▶ _Dataset extract_:

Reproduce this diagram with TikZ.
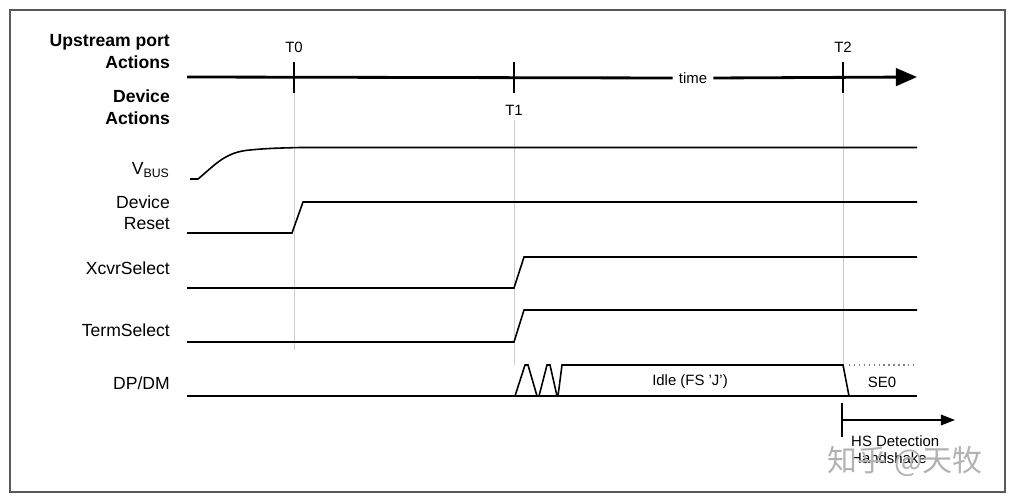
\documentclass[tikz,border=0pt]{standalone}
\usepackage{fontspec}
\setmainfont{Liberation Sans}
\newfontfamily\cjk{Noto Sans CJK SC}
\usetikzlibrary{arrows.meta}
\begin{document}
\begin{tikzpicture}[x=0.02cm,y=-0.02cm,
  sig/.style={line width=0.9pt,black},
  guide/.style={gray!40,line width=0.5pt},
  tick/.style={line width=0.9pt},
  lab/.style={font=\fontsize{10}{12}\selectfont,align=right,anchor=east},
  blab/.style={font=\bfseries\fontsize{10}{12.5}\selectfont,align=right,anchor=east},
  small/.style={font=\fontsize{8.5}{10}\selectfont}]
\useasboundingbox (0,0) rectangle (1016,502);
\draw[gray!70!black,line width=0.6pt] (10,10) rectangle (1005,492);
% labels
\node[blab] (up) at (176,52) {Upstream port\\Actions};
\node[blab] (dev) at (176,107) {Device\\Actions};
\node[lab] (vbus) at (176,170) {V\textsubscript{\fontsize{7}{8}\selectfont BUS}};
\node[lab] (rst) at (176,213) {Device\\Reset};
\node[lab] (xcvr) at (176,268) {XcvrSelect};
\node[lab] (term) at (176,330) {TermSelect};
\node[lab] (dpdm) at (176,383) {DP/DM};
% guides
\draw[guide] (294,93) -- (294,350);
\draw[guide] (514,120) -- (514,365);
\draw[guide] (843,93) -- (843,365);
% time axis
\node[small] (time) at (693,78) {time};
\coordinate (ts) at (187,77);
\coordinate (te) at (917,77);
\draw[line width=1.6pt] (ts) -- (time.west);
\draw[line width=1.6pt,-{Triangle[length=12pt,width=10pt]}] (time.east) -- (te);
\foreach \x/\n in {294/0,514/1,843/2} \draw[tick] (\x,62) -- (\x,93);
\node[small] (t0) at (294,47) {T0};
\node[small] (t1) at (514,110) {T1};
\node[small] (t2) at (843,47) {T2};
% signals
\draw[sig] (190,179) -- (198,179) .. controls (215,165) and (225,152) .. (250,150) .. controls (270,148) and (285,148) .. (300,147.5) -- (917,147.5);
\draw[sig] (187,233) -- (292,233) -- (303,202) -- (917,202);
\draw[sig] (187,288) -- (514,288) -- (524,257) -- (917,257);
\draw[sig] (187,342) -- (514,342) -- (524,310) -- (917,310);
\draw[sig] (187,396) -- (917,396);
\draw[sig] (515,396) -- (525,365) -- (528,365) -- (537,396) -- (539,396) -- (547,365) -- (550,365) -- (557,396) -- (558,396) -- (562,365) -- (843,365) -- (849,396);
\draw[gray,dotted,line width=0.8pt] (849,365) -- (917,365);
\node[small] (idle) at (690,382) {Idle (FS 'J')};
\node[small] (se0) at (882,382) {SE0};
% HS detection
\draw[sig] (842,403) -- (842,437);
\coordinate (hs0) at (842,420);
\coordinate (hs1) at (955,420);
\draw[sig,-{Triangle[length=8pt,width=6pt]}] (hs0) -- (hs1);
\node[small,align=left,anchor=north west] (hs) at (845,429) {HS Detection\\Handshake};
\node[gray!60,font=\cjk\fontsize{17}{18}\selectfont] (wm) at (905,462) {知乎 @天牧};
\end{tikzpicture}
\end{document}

▶ _Given problem_: Go through the listing above and write it out again exactly, dropping the pictures.

▶ _Problem solution_:
Reproduce this diagram with TikZ.
\documentclass[tikz,border=0pt]{standalone}
\usepackage{fontspec}
\setmainfont{Liberation Sans}
\newfontfamily\cjk{Noto Sans CJK SC}
\usetikzlibrary{arrows.meta}
\begin{document}
\begin{tikzpicture}[x=0.02cm,y=-0.02cm,
  sig/.style={line width=0.9pt,black},
  guide/.style={gray!40,line width=0.5pt},
  tick/.style={line width=0.9pt},
  lab/.style={font=\fontsize{10}{12}\selectfont,align=right,anchor=east},
  blab/.style={font=\bfseries\fontsize{10}{12.5}\selectfont,align=right,anchor=east},
  small/.style={font=\fontsize{8.5}{10}\selectfont}]
\useasboundingbox (0,0) rectangle (1016,502);
\draw[gray!70!black,line width=0.6pt] (10,10) rectangle (1005,492);
% labels
\node[blab] (up) at (176,52) {Upstream port\\Actions};
\node[blab] (dev) at (176,107) {Device\\Actions};
\node[lab] (vbus) at (176,170) {V\textsubscript{\fontsize{7}{8}\selectfont BUS}};
\node[lab] (rst) at (176,213) {Device\\Reset};
\node[lab] (xcvr) at (176,268) {XcvrSelect};
\node[lab] (term) at (176,330) {TermSelect};
\node[lab] (dpdm) at (176,383) {DP/DM};
% guides
\draw[guide] (294,93) -- (294,350);
\draw[guide] (514,120) -- (514,365);
\draw[guide] (843,93) -- (843,365);
% time axis
\node[small] (time) at (693,78) {time};
\coordinate (ts) at (187,77);
\coordinate (te) at (917,77);
\draw[line width=1.6pt] (ts) -- (time.west);
\draw[line width=1.6pt,-{Triangle[length=12pt,width=10pt]}] (time.east) -- (te);
\foreach \x/\n in {294/0,514/1,843/2} \draw[tick] (\x,62) -- (\x,93);
\node[small] (t0) at (294,47) {T0};
\node[small] (t1) at (514,110) {T1};
\node[small] (t2) at (843,47) {T2};
% signals
\draw[sig] (190,179) -- (198,179) .. controls (215,165) and (225,152) .. (250,150) .. controls (270,148) and (285,148) .. (300,147.5) -- (917,147.5);
\draw[sig] (187,233) -- (292,233) -- (303,202) -- (917,202);
\draw[sig] (187,288) -- (514,288) -- (524,257) -- (917,257);
\draw[sig] (187,342) -- (514,342) -- (524,310) -- (917,310);
\draw[sig] (187,396) -- (917,396);
\draw[sig] (515,396) -- (525,365) -- (528,365) -- (537,396) -- (539,396) -- (547,365) -- (550,365) -- (557,396) -- (558,396) -- (562,365) -- (843,365) -- (849,396);
\draw[gray,dotted,line width=0.8pt] (849,365) -- (917,365);
\node[small] (idle) at (690,382) {Idle (FS 'J')};
\node[small] (se0) at (882,382) {SE0};
% HS detection
\draw[sig] (842,403) -- (842,437);
\coordinate (hs0) at (842,420);
\coordinate (hs1) at (955,420);
\draw[sig,-{Triangle[length=8pt,width=6pt]}] (hs0) -- (hs1);
\node[small,align=left,anchor=north west] (hs) at (845,429) {HS Detection\\Handshake};
\node[gray!60,font=\cjk\fontsize{17}{18}\selectfont] (wm) at (905,462) {知乎 @天牧};
\end{tikzpicture}
\end{document}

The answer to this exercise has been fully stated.